Holding — Linares, J.
- The U.S. District Court for the District of New Jersey held that the Board's calculation of the highest contribution rate was based on the plain language of ERISA and included only the highest rate at which Woodbridge had an obligation to contribute, excluding automatic employer surcharges.
Rule
- The calculation of an employer's highest contribution rate under ERISA for withdrawal liability payments must be based solely on the highest rate specified in collective bargaining agreements, excluding automatic employer surcharges.
Reasoning
- The U.S. District Court for the District of New Jersey reasoned that the statutory language of ERISA section 4219(c)(1)(C)(i)(II) was clear and unambiguous, requiring the use of the single highest contribution rate without consideration of multiple rates from different collective bargaining agreements.
- The court emphasized that the phrase "highest contribution rate" referred specifically to the absolute highest rate and did not account for surcharges which arose from a different statutory provision under ERISA.
- The court declined to adopt the arbitrator's interpretation that would involve a classification-by-classification approach, as Congress had not provided for such a method within the statutory framework.
- Consequently, the court concluded that the inclusion of automatic employer surcharges in the calculation of the highest contribution rate contradicted the clear terms of ERISA, which did not classify surcharges as part of the contribution obligations arising from the collective bargaining agreements.
Deep Dive: How the Court Reached Its Decision
Statutory Language Clarity
The court first addressed the clarity of the statutory language in ERISA section 4219(c)(1)(C)(i)(II), emphasizing that the language was straightforward and unambiguous. It determined that the phrase "the highest contribution rate at which the employer had an obligation to contribute under the plan" referred explicitly to the singular highest rate applicable to the employer's contributions, rather than to an average or a combination of rates from multiple collective bargaining agreements (CBAs). The court noted that Congress had the opportunity to draft the statute to allow for averaging or multiple rates but chose instead to use singular terms that indicated a clear intent to refer to only one highest rate. This clarity in wording led the court to conclude that the Board's interpretation aligning with the statutory language was appropriate. The court highlighted that such an interpretation did not allow for a classification-by-classification calculation as proposed by the arbitrator, since Congress had not included such a method in the statutory framework.
Exclusion of Automatic Employer Surcharges
The court also examined whether automatic employer surcharges should be included in the calculation of the highest contribution rate. It pointed out that these surcharges arose under a separate provision of ERISA and did not stem from the obligations established by the CBAs.
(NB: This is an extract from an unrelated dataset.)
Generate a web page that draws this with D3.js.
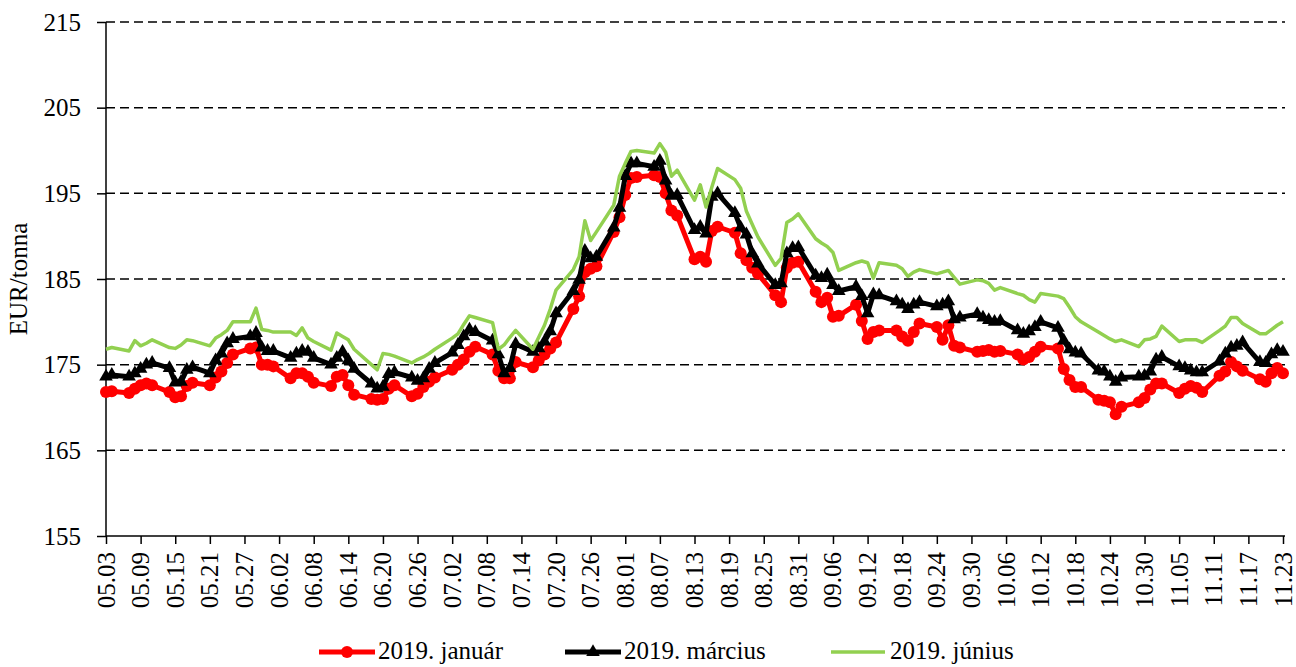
<!DOCTYPE html>
<html><head><meta charset="utf-8">
<script src="https://cdn.jsdelivr.net/npm/d3@7/dist/d3.min.js"></script>
<style>body{margin:0;background:#fff}svg{display:block}</style>
</head><body><svg id="c" width="1296" height="667"></svg>
<script>
// ---- data ----
const firstDay = "2018-05-03";
const lastDay = "2018-11-23";
const tickLabels = ["05.03","05.09","05.15","05.21","05.27","06.02","06.08","06.14","06.20","06.26",
  "07.02","07.08","07.14","07.20","07.26","08.01","08.07","08.13","08.19","08.25","08.31",
  "09.06","09.12","09.18","09.24","09.30","10.06","10.12","10.18","10.24","10.30",
  "11.05","11.11","11.17","11.23"];
const yTicks = [155,165,175,185,195,205,215];
const seriesNames = ["2019. január","2019. március","2019. június"];

const januar = [171.8,171.9,
 171.7,172.2,172.6,172.8,172.6, 171.8,171.2,171.3,172.5,172.9, 172.6,173.5,174.2,175.2,176.2,
 176.9,177.0,175.0,175.0,174.8, 173.4,174.0,174.0,173.6,172.9, 172.5,173.6,173.8,172.6,171.5,
 171.0,170.9,171.0,172.2,172.6, 171.3,171.6,172.4,173.0,173.5, 174.4,175.0,175.6,176.5,177.1,
 176.2,174.3,173.4,173.4,175.3, 174.7,175.5,176.2,176.9,177.6, 181.5,183.0,185.8,186.2,186.5,
 190.5,192.2,194.8,196.8,196.9, 197.1,196.9,195.0,193.0,192.4, 187.3,187.6,187.0,190.6,191.1,
 190.4,188.0,187.2,186.3,185.6, 183.1,182.3,186.3,186.9,187.0, 183.5,182.3,182.8,180.6,180.7,
 182.0,180.1,178.0,178.8,179.0, 179.0,178.3,177.8,178.8,179.8, 179.4,177.9,179.6,177.2,177.0,
 176.5,176.6,176.7,176.5,176.6, 176.2,175.6,175.9,176.5,177.1, 176.9,174.5,173.2,172.4,172.4,
 170.9,170.8,170.6,169.2,170.1, 170.6,171.1,172.1,172.8,172.8, 171.7,172.2,172.5,172.3,171.8,
 173.7,174.2,175.3,174.8,174.3, 173.3,173.0,174.0,174.6,174.0];

const marcius = [173.6,173.8,
 173.6,174.0,174.5,175.0,175.2, 174.6,172.9,173.0,174.4,174.7, 174.0,175.5,176.3,177.5,178.0,
 178.3,178.7,177.0,176.6,176.6, 175.8,176.3,176.6,176.5,175.8, 175.0,175.8,176.5,175.5,174.5,
 172.8,172.2,172.4,173.9,174.1, 173.5,173.1,173.4,174.5,175.2, 176.4,177.3,178.3,179.1,178.8,
 177.8,176.2,174.0,174.6,177.4, 176.5,176.9,177.7,178.9,181.0, 183.6,184.9,188.3,187.4,187.6,
 191.0,193.3,197.0,198.5,198.5, 198.1,198.8,196.5,194.7,194.8, 190.7,191.1,190.3,194.6,195.0,
 192.7,191.0,190.2,188.0,186.8, 184.3,184.5,188.0,188.6,188.7, 185.4,185.1,185.5,184.3,183.6,
 184.1,183.0,181.0,183.2,183.1, 182.4,182.0,181.5,182.0,182.3, 181.8,182.0,182.4,180.3,180.5,
 180.9,180.5,180.2,180.0,180.1, 179.0,178.6,178.9,179.4,180.0, 179.3,177.8,176.8,176.4,176.3,
 174.3,174.2,173.6,173.0,173.5, 173.6,173.7,174.2,175.6,175.9, 174.8,174.6,174.3,174.1,174.1,
 175.4,176.3,177.0,177.2,177.6, 175.3,175.2,176.2,176.7,176.5];

const junius = [176.8,177.0,
 176.6,177.8,177.2,177.5,177.9, 177.0,176.9,177.3,177.9,177.8, 177.2,178.1,178.5,179.0,180.0,
 180.0,181.6,179.1,179.0,178.8, 178.8,178.4,179.3,178.1,177.7, 176.7,178.7,178.3,177.9,176.8,
 175.0,174.4,176.3,176.2,176.0, 175.2,175.6,175.9,176.3,176.8, 178.1,178.6,179.7,180.7,180.5,
 179.9,176.8,177.3,178.2,179.0, 176.8,178.2,179.6,181.5,183.7, 186.1,187.6,191.8,189.5,190.5,
 193.6,197.0,198.5,199.9,200.0, 199.7,200.8,199.8,197.0,197.7, 194.2,196.0,193.4,195.7,197.9,
 196.6,195.6,192.9,191.4,189.9, 186.6,187.4,191.6,192.0,192.6, 189.7,189.2,188.8,188.1,186.0,
 186.9,187.1,186.9,185.1,186.9, 186.6,186.2,185.3,185.8,186.1, 185.6,185.8,186.0,185.2,184.4,
 184.9,184.8,184.5,183.7,184.0, 183.3,183.1,182.6,182.3,183.3, 183.0,182.7,181.7,180.6,180.0,
 178.8,178.4,178.0,177.7,177.9, 177.1,177.9,178.0,178.3,179.5, 177.7,177.9,177.9,177.9,177.6,
 179.0,179.5,180.5,180.5,179.8, 178.6,178.6,179.1,179.6,180.0];

// ---- chart ----
const parse = d3.timeParse("%Y-%m-%d");
const start = parse(firstDay), end = parse(lastDay);
const days = d3.timeDay.range(start, d3.timeDay.offset(end, 1))
  .filter(d => d.getDay() !== 0 && d.getDay() !== 6);
const tickDates = tickLabels.map(s => parse("2018-" + s.replace(".", "-")));

const svg = d3.select("#c");
const FONT = "'Liberation Serif','Times New Roman',serif";
const FS = 25;
const L = 106, R = 1285, T = 22, B = 536;
const x = d3.scaleTime().domain([start, end]).range([L, 1283]);
const y = d3.scaleLinear().domain([155, 215]).range([B, T]);

// gridlines
svg.append("g").selectAll("line").data(yTicks.filter(v => v > 155)).join("line")
  .attr("x1", L).attr("x2", R).attr("y1", d => y(d)).attr("y2", d => y(d))
  .attr("stroke", "#000").attr("stroke-width", 1.5).attr("stroke-dasharray", "9,5");

// axes
const yAxis = svg.append("g").attr("transform", `translate(${L},0)`)
  .call(d3.axisLeft(y).tickValues(yTicks).tickSize(9).tickSizeOuter(0).tickPadding(16));
const xAxis = svg.append("g").attr("transform", `translate(0,${B})`)
  .call(d3.axisBottom(x).tickValues(tickDates).tickFormat(d3.timeFormat("%m.%d")).tickSize(8).tickSizeOuter(0));
[yAxis, xAxis].forEach(g => {
  g.selectAll("path,line").attr("stroke", "#000").attr("stroke-width", 1.5);
  g.selectAll("text").attr("font-family", FONT).attr("font-size", FS).attr("fill", "#000");
});
xAxis.select(".domain").attr("d", `M${L},0H${R}`);
yAxis.select(".domain").attr("d", `M0,${B}V${T}`);
xAxis.selectAll("text")
  .attr("text-anchor", "end")
  .attr("transform", "rotate(-90)")
  .attr("x", -16).attr("y", 0).attr("dy", "0.32em");

// axis title
svg.append("text").attr("transform", `translate(27,${(T + B) / 2}) rotate(-90)`)
  .attr("text-anchor", "middle").attr("font-family", FONT).attr("font-size", FS)
  .text("EUR/tonna");

// series
const line = d3.line().x((d, i) => x(days[i])).y(d => y(d));
const series = [
  {name: seriesNames[0], values: januar, color: "#FF0000", width: 5, marker: "circle"},
  {name: seriesNames[1], values: marcius, color: "#000000", width: 5, marker: "triangle"},
  {name: seriesNames[2], values: junius, color: "#92D050", width: 3.5, marker: null}
];
const tri = d3.symbol().type(d3.symbolTriangle).size(80);
series.forEach(s => {
  const g = svg.append("g");
  g.append("path").datum(s.values).attr("d", line)
    .attr("fill", "none").attr("stroke", s.color).attr("stroke-width", s.width)
    .attr("stroke-linejoin", "round");
  if (s.marker === "circle") {
    g.selectAll("circle").data(s.values).join("circle")
      .attr("cx", (d, i) => x(days[i])).attr("cy", d => y(d)).attr("r", 6).attr("fill", s.color);
  } else if (s.marker === "triangle") {
    g.selectAll("path.m").data(s.values).join("path").attr("class", "m")
      .attr("transform", (d, i) => `translate(${x(days[i])},${y(d)})`)
      .attr("d", tri).attr("fill", s.color);
  }
});

// legend
const legend = [
  {x1: 319, x2: 375, tx: 378},
  {x1: 565, x2: 621, tx: 624},
  {x1: 831, x2: 885, tx: 890}
];
const ly = 652;
series.forEach((s, i) => {
  const p = legend[i];
  const g = svg.append("g");
  g.append("line").attr("x1", p.x1).attr("x2", p.x2).attr("y1", ly).attr("y2", ly)
    .attr("stroke", s.color).attr("stroke-width", s.width);
  const cx = (p.x1 + p.x2) / 2;
  if (s.marker === "circle") g.append("circle").attr("cx", cx).attr("cy", ly).attr("r", 6).attr("fill", s.color);
  if (s.marker === "triangle") g.append("path").attr("transform", `translate(${cx},${ly})`).attr("d", tri).attr("fill", s.color);
  g.append("text").attr("x", p.tx).attr("y", ly + 7).attr("font-family", FONT).attr("font-size", 25)
    .text(s.name);
});
</script></body></html>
The court emphasized that the statutory language did not define the "highest contribution rate" as encompassing surcharges; rather, it specified that such contributions must arise from the collective bargaining agreements or applicable labor-management relations law. The court reasoned that including surcharges would contradict the intent of the legislature, as the surcharges were not part of the defined contribution obligations within the CBAs. By maintaining a distinction between contributions and surcharges, the court upheld the statutory language that called for a straightforward calculation based solely on the highest specified rate. Thus, it ruled that the Board's inclusion of surcharges in their calculations was inappropriate according to the clear terms of ERISA.
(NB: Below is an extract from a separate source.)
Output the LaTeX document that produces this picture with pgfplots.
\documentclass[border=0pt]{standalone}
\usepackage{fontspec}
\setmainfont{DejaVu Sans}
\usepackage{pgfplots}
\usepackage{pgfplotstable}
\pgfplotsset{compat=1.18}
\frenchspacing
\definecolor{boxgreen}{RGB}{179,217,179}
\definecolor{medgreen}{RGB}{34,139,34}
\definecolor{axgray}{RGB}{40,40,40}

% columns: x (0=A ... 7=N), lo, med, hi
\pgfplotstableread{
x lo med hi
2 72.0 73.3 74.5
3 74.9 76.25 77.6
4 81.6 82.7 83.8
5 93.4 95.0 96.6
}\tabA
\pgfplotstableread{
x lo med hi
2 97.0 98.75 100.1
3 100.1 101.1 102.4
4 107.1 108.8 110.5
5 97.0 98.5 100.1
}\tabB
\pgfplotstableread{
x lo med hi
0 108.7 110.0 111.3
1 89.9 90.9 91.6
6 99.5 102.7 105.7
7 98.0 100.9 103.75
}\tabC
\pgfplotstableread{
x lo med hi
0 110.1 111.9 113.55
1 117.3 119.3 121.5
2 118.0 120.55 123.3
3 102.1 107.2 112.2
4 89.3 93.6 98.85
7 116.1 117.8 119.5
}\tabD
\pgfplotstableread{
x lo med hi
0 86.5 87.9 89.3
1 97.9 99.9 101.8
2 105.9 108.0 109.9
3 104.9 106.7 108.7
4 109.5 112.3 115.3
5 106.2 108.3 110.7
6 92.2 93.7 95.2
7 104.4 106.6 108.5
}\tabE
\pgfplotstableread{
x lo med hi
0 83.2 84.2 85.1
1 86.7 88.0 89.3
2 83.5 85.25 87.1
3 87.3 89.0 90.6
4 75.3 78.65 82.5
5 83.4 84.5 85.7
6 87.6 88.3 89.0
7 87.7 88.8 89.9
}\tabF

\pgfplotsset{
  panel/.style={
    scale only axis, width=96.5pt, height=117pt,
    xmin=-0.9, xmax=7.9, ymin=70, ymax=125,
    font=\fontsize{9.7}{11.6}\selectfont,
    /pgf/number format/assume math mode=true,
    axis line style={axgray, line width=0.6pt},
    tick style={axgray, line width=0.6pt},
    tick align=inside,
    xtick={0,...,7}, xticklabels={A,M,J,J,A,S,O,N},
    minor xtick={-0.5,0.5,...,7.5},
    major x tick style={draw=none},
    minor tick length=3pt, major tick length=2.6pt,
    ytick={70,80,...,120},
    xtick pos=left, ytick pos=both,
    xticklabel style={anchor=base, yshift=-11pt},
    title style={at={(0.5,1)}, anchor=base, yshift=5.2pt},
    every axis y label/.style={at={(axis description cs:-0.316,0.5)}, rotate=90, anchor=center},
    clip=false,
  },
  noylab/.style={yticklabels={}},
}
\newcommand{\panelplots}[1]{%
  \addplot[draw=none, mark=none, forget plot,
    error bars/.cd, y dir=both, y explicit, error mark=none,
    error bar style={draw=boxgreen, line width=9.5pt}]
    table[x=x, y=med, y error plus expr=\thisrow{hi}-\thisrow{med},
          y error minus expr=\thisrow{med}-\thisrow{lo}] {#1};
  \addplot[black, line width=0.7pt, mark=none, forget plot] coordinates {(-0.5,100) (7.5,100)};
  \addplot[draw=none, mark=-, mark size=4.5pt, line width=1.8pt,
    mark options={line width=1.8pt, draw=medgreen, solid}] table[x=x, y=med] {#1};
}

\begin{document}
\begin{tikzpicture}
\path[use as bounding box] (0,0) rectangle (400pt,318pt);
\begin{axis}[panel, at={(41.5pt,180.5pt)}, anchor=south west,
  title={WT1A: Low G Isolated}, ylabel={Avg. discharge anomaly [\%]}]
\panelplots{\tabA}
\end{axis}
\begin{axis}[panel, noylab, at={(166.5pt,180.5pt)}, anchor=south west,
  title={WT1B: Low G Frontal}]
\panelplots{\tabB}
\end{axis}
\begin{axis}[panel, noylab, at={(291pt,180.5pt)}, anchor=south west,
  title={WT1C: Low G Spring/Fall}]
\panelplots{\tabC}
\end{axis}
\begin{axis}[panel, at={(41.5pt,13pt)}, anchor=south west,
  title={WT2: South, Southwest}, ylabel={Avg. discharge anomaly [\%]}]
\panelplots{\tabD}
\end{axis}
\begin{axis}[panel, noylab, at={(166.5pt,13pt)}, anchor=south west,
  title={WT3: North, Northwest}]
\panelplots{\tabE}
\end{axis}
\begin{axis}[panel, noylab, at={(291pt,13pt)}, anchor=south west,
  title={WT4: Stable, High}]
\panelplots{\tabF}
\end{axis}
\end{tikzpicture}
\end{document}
Legislative Intent and Comprehensive Nature of ERISA
The court examined the legislative intent behind ERISA, recognizing the comprehensive nature of the statute aimed at protecting the solvency of multiemployer pension plans. It noted that the structure of ERISA was designed to ensure that withdrawing employers fulfilled their financial obligations without shifting burdens onto remaining employers in the plan. The court reiterated that Congress explicitly limited the obligation of employers to make annual withdrawal liability payments to a maximum of twenty years, regardless of the total liability calculated. This limitation was intended to create a predictable and manageable payment structure for withdrawing employers. The court concluded that adhering to the plain language of the statute aligned with the overarching goals of ERISA, which focused on protecting the interests of pension plan participants while balancing the financial realities faced by employers.
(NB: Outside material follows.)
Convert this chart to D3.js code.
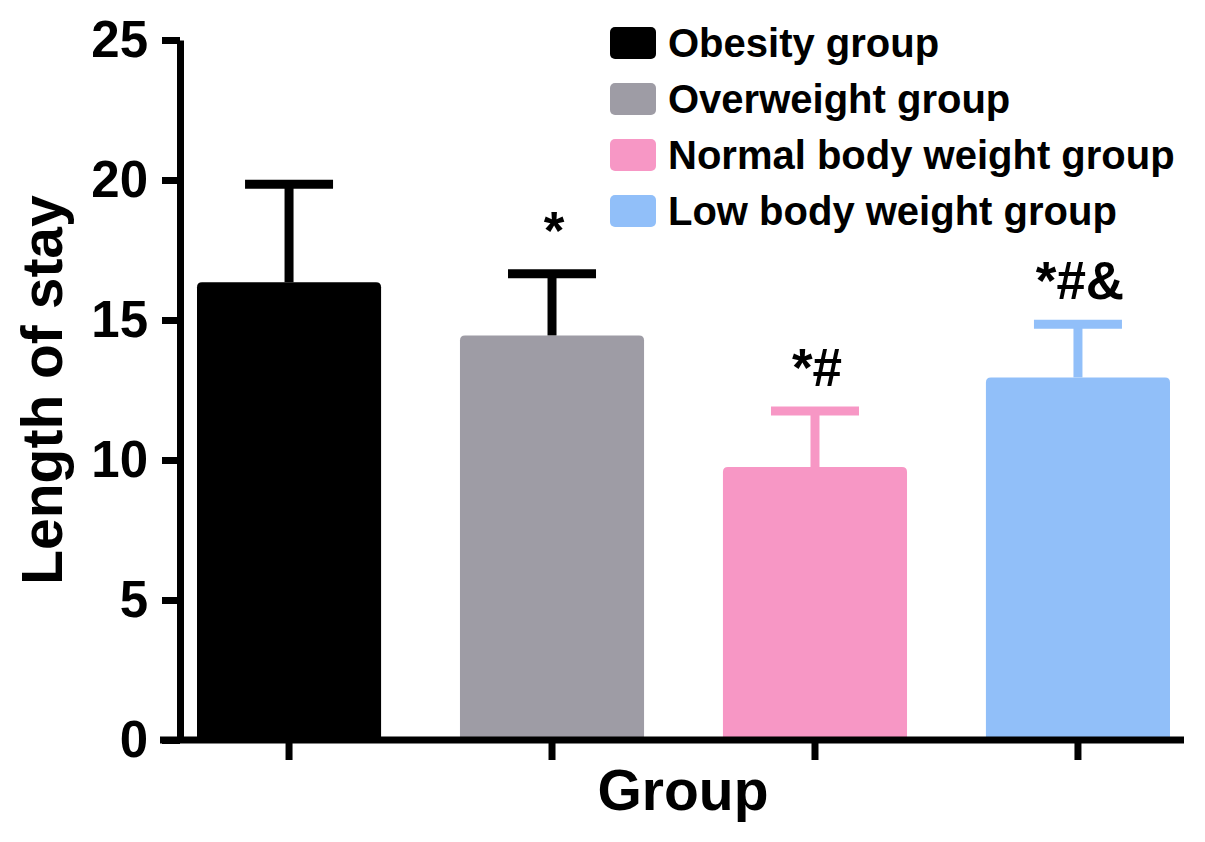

Rejection of the Arbitrator's Methodology
The court rejected the arbitrator's classification-by-classification methodology for calculating the highest contribution rate. It found that the arbitrator's approach introduced unnecessary complexity that was not supported by the statutory language. The court emphasized that such a method could potentially lead to inconsistent calculations and undermine the predictability intended by ERISA. By contrast, the court upheld the Board's methodology, which was consistent with the clear statutory language of ERISA. The court appreciated the Board's straightforward application of the law, which resulted in a calculation that reflected the absolute highest contribution rate without the complications introduced by the arbitrator's alternative approach. Ultimately, the court asserted that the statutory framework mandated a singular focus on the highest rate rather than a multifaceted analysis.
Conclusion on Withdrawal Liability Payment Calculation
In conclusion, the court determined that the calculation of Woodbridge's annual withdrawal liability payment must be based solely on the highest contribution rate specified in the applicable CBAs, excluding any automatic employer surcharges. It ruled in favor of the Board's interpretation, which aligned with the explicit terms of ERISA, thereby affirming the singular approach to defining the highest contribution rate. The court's decision reinforced the principle that the language of the statute should be interpreted according to its clear meaning, without extending its application to include surcharges that were not part of the defined obligations. By doing so, the court upheld the legislative intent behind ERISA, ensuring that the financial responsibilities of withdrawing employers were clear and manageable within the established legal framework. The court's ruling ultimately clarified the boundaries of employer contributions under ERISA and emphasized the importance of adhering to the statutory language.